Hélène n’est pas un cas isolé. Depuis que l’« Univers Noz », nom que se donne le groupe, a décidé de généraliser la cogérance, en proposant ce statut aux nouveaux venus au bout de quelques mois seulement de contrat, les atteintes au droit du travail se multiplient. « Ils se sont engouffrés dans un vide juridique », observe une syndicaliste de la CFDT de la Sarthe, qui a eu affaire à plusieurs cas similaires ces derniers mois. Les semaines passées, la cédétiste a échangé avec une employée d’un magasin du Mans, qui a accepté de passer cogérante de son établissement en démissionnant de son CDI. La mère de deux enfants s’est vu remettre son solde de tout compte, mais n’a pas reçu 1 euro de sa société depuis. « On lui a expliqué qu’elle n’aurait pas de rémunération pendant plusieurs mois, le temps d’amortir le versement de son solde de tout compte. Comme elle n’a pas de contrat de travail mais une simple attestation de quelques lignes, son salaire n’est mentionné nulle part. Elle est vraiment dans l’embarras », explique la syndicaliste.

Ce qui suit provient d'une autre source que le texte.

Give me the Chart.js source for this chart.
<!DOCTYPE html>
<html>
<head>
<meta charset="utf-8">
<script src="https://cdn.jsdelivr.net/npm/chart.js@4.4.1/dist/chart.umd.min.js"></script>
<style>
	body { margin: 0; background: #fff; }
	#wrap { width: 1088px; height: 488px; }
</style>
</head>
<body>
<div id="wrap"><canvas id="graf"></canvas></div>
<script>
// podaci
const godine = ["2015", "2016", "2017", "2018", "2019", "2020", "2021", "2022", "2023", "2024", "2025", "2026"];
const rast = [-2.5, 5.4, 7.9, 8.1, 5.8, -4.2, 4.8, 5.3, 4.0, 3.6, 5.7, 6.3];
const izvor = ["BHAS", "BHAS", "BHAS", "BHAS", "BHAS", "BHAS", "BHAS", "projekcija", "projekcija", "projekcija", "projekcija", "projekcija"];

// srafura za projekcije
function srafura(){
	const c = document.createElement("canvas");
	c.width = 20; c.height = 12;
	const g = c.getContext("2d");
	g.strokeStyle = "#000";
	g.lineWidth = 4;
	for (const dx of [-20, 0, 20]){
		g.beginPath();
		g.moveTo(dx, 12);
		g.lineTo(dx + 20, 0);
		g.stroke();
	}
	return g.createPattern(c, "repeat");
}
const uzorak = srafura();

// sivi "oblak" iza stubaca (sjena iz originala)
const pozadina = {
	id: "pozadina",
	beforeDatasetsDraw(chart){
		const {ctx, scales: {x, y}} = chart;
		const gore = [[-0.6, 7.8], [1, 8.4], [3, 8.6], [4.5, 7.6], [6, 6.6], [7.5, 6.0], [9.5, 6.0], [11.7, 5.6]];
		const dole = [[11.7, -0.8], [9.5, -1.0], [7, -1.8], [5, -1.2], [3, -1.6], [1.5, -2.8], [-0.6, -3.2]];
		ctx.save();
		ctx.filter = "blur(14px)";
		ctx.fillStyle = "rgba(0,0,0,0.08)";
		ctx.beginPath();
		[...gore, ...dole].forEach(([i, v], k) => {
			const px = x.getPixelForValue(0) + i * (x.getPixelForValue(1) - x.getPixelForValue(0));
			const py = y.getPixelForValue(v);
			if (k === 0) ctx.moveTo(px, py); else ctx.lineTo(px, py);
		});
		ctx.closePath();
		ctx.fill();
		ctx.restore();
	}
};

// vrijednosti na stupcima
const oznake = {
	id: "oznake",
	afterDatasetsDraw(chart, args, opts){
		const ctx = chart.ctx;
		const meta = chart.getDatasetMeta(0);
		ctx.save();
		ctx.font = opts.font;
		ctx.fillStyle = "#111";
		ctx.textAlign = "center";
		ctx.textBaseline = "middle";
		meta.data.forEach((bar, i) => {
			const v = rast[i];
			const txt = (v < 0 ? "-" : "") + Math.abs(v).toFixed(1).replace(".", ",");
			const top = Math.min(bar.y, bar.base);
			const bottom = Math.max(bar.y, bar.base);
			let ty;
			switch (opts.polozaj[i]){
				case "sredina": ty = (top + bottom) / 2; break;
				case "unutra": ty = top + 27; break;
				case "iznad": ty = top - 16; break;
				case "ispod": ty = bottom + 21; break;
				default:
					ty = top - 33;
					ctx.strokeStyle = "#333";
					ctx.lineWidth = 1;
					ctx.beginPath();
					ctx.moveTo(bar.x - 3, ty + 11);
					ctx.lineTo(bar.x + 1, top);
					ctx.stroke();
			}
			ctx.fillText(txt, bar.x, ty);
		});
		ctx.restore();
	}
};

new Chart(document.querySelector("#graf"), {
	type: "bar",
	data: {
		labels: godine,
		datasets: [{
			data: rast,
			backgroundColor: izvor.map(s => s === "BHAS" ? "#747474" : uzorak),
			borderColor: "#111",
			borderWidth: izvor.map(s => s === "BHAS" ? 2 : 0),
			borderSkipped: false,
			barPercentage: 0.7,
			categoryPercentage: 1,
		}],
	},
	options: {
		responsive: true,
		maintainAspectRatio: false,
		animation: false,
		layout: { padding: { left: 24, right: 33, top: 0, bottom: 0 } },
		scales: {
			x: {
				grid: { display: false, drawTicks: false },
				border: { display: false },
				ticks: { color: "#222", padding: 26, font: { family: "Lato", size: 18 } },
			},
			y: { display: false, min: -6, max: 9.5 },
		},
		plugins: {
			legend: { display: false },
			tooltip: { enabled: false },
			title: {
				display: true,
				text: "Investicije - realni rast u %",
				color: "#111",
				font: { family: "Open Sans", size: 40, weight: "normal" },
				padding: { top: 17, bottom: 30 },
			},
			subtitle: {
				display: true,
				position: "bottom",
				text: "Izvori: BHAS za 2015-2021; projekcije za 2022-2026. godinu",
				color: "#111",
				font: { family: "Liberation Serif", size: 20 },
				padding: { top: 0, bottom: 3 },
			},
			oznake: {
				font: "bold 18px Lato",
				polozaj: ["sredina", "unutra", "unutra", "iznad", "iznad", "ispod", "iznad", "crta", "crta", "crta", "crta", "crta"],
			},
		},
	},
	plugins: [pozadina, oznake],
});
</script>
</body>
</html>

Un embarras que les travailleurs ne découvrent qu’une fois le statut accepté. « Les gens ne savent pas ce qu’ils signent », confirme un employé de l’Univers Noz. « Ils profitent de la vulnérabilité de personnes qui ne connaissent pas leurs droits », abonde la CFDT de la Sarthe. Et quand bien même les futurs cogérants auraient des notions de droit du travail, les incitations et pressions sont telles qu’il est souvent difficile pour eux de préserver leur statut de salarié. « Je souhaitais obtenir une augmentation, je pensais que je la méritais. On m’a dit qu’il fallait que j’accepte de devenir cogérante, que je ne serais pas promue autrement », confie Hélène. Selon des documents internes consultés par l’Humanité, à la fin de l’année 2020, des primes ont été accordées à la majorité des 727 employés en cogérance que comptait l’Univers Noz à ce moment. Mais pas à leurs collègues salariés, occupant pourtant un même poste.

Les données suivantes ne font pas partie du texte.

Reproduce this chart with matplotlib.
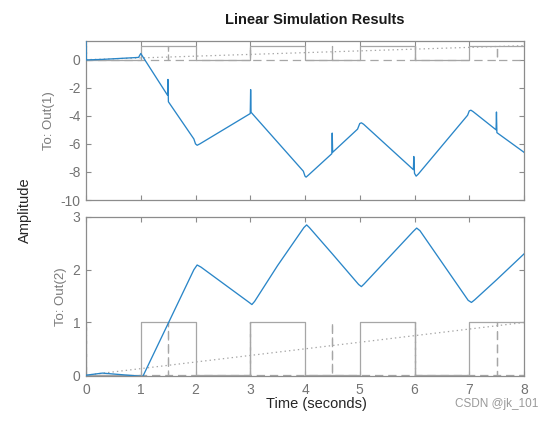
import matplotlib
matplotlib.use("Agg")
import matplotlib.pyplot as plt
import numpy as np

# ---------------- data ----------------
# input 1: square wave (solid gray)
sq_t = [0, 1, 1, 2, 2, 3, 3, 4, 4, 5, 5, 6, 6, 7, 7, 8]
sq_v = [0, 0, 1, 1, 0, 0, 1, 1, 0, 0, 1, 1, 0, 0, 1, 1]
# input 2: impulse train (dashed gray)
imp_times = [0, 1.5, 3, 4.5, 6, 7.5]
imp_height = 1.0
t_end = 8.0
# input 3: ramp (dotted gray)
ramp_t = [0, 8]
ramp_v = [0, 1]

# output 1
out1_t = [0, 0.005, 0.3, 0.96, 1.0, 1.49, 1.497, 1.505, 1.97, 2.0, 2.03, 2.08,
          3.0, 3.007, 3.015, 3.97, 4.0, 4.02, 4.07, 4.49, 4.497, 4.505,
          4.96, 5.0, 5.03, 5.07, 5.98, 5.987, 6.0, 6.03, 6.07,
          6.97, 7.0, 7.03, 7.07, 7.49, 7.497, 7.505, 8.0]
out1_v = [1.33, -0.02, 0.02, 0.16, 0.44, -2.54, -1.41, -3.0, -5.65, -6.0, -6.1, -6.0,
          -3.84, -2.13, -3.75, -7.95, -8.3, -8.37, -8.2, -6.7, -5.23, -6.6,
          -4.95, -4.55, -4.5, -4.6, -7.84, -6.9, -8.1, -8.3, -8.15,
          -3.96, -3.65, -3.6, -3.7, -5.0, -3.73, -5.2, -6.6]

# output 2
out2_t = [0, 0.3, 1.0, 1.03, 1.5, 1.97, 2.03, 2.1, 2.98, 3.03, 3.08, 3.5,
          3.98, 4.03, 4.08, 4.5, 4.98, 5.03, 5.08, 5.98, 6.04, 6.1,
          6.98, 7.04, 7.1, 7.5, 8.0]
out2_v = [0.0, 0.04, -0.02, -0.04, 0.98, 2.0, 2.09, 2.05, 1.38, 1.34, 1.4, 2.08,
          2.8, 2.85, 2.8, 2.3, 1.72, 1.68, 1.73, 2.73, 2.79, 2.74,
          1.42, 1.38, 1.43, 1.81, 2.3]

x_ticks = [0, 1, 2, 3, 4, 5, 6, 7, 8]
y1_ticks = [0, -2, -4, -6, -8, -10]
y2_ticks = [0, 1, 2, 3]
y1_lim = (-10, 1.33)
y2_lim = (-0.015, 3.0)

title = "Linear Simulation Results"
xlabel = "Time (seconds)"
ylabel = "Amplitude"
row_labels = ["To: Out(1)", "To: Out(2)"]
watermark = "CSDN @jk_101"

# ---------------- style ----------------
plt.rcParams['font.family'] = ['Liberation Sans', 'DejaVu Sans']
plt.rcParams['lines.scale_dashes'] = False
plt.rcParams['axes.unicode_minus'] = False

blue = '#2a86c8'
gray = '#a6a6a6'
spine_c = '#8c8c8c'
tick_c = '#737373'

fig = plt.figure(figsize=(5.53, 4.21), dpi=100)
W, H = 553, 421
def pos(l, t, r, b):
    return [l / W, 1 - b / H, (r - l) / W, (b - t) / H]

ax1 = fig.add_axes(pos(86, 41, 524, 200))
ax2 = fig.add_axes(pos(86, 217, 524, 376))

# impulse line construction
imp_t, imp_v = [], []
for ti in imp_times:
    imp_t += [ti, ti, ti]
    imp_v += [0, imp_height, 0]
imp_t.append(t_end)
imp_v.append(0)

for ax, (ot, ov), ylim, yt, lab in [
        (ax1, (out1_t, out1_v), y1_lim, y1_ticks, row_labels[0]),
        (ax2, (out2_t, out2_v), y2_lim, y2_ticks, row_labels[1])]:
    ax.plot(sq_t, sq_v, color=gray, lw=0.9, zorder=2)
    ax.plot(imp_t, imp_v, color=gray, lw=0.9, dashes=(6, 3.5), zorder=2)
    ax.plot(ramp_t, ramp_v, color=gray, lw=0.9, dashes=(1, 2.2), zorder=2)
    ax.plot(ot, ov, color=blue, lw=0.95, zorder=3)
    ax.set_xlim(0, 8)
    ax.set_ylim(*ylim)
    ax.set_xticks(x_ticks)
    ax.set_yticks(yt)
    for s in ax.spines.values():
        s.set_color(spine_c)
        s.set_linewidth(0.9)
    ax.tick_params(direction='in', length=3.5, width=0.8, colors=spine_c,
                   labelcolor=tick_c, labelsize=10, top=True, right=True, pad=4)
    ax.tick_params(axis='x', pad=5)
    ax.set_ylabel(lab, color='#7a7a7a', fontsize=9.5, labelpad=4)

ax1.tick_params(labelbottom=False)

fig.text(315 / W, 1 - 20 / H, title, ha='center', va='center',
         fontsize=10.5, fontweight='bold', color='#1a1a1a')
fig.text(316 / W, 1 - 404 / H, xlabel, ha='center', va='center',
         fontsize=10.5, color='#262626')
fig.text(25 / W, 1 - 210 / H, ylabel, ha='center', va='center', rotation=90,
         fontsize=10.5, color='#262626')
fig.text(497 / W, 1 - 404 / H, watermark, ha='center', va='center',
         fontsize=8.5, color='#9a9a9a')

fig.savefig('out.png', dpi=100)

Des sociétés du groupe condamnées pour licenciement abusif
Pour autant, malgré ce flirt constant de leur employeur avec les zones grises du code du travail, les employés se trouvent bien en peine de défendre leurs droits dans l’Univers Noz. Le groupe est structuré de telle manière que la représentation syndicale y est tout bonnement impossible.
« Pour éviter l’application du droit du travail, Noz a créé une multitude de petites sociétés, qui sont scindées à chaque fois que celles-ci dépassent les 11 salariés (seuil à partir duquel un établissement est tenu d’avoir des délégués du personnel – NDLR). C’est une logique poussée à l’extrême, qui a pour but d’éviter la tenue d’élections professionnelles », constate une source proche du dossier. Si l’enseigne se désigne comme un « Univers », il s’agit pourtant bel et bien d’un groupe, avec des directives centralisées et une politique commune, note-t-elle. « Il y a des entreprises fermées sur notre territoire, dans lesquelles il est impossible de rentrer. Noz est de celles-ci », explique l’union départementale CGT de la Mayenne, où se trouvent le siège et le campus Noz.
Cette chasse à la représentation syndicale avait déjà valu au grand patron de Noz, Rémy Adrion, et à ses bras droits, plusieurs allers-retours devant les juges. La cour d’appel d’Angers avait condamné le PDG pour obstruction aux missions de l’inspection du travail et pour obstacle à la représentation syndicale. Si le jugement a été annulé en cassation, les sociétés du groupe Noz sont plus que coutumières des cours de justice. Au-delà de l’absence de représentation syndicale, plusieurs sociétés ont été condamnées, notamment pour licenciement abusif. « Le statut de cogérance est aussi un moyen pour eux d’éviter les contentieux, puisque, pendant un temps, Noz était connu comme le loup blanc aux prud’hommes », analyse un observateur. Contactée par l’Humanité, l’enseigne a indiqué par courriel que « l’Univers Noz est composé de sociétés juridiquement indépendantes, et à ce titre personne ne serait en mesure d’apporter des réponses à vos questions ».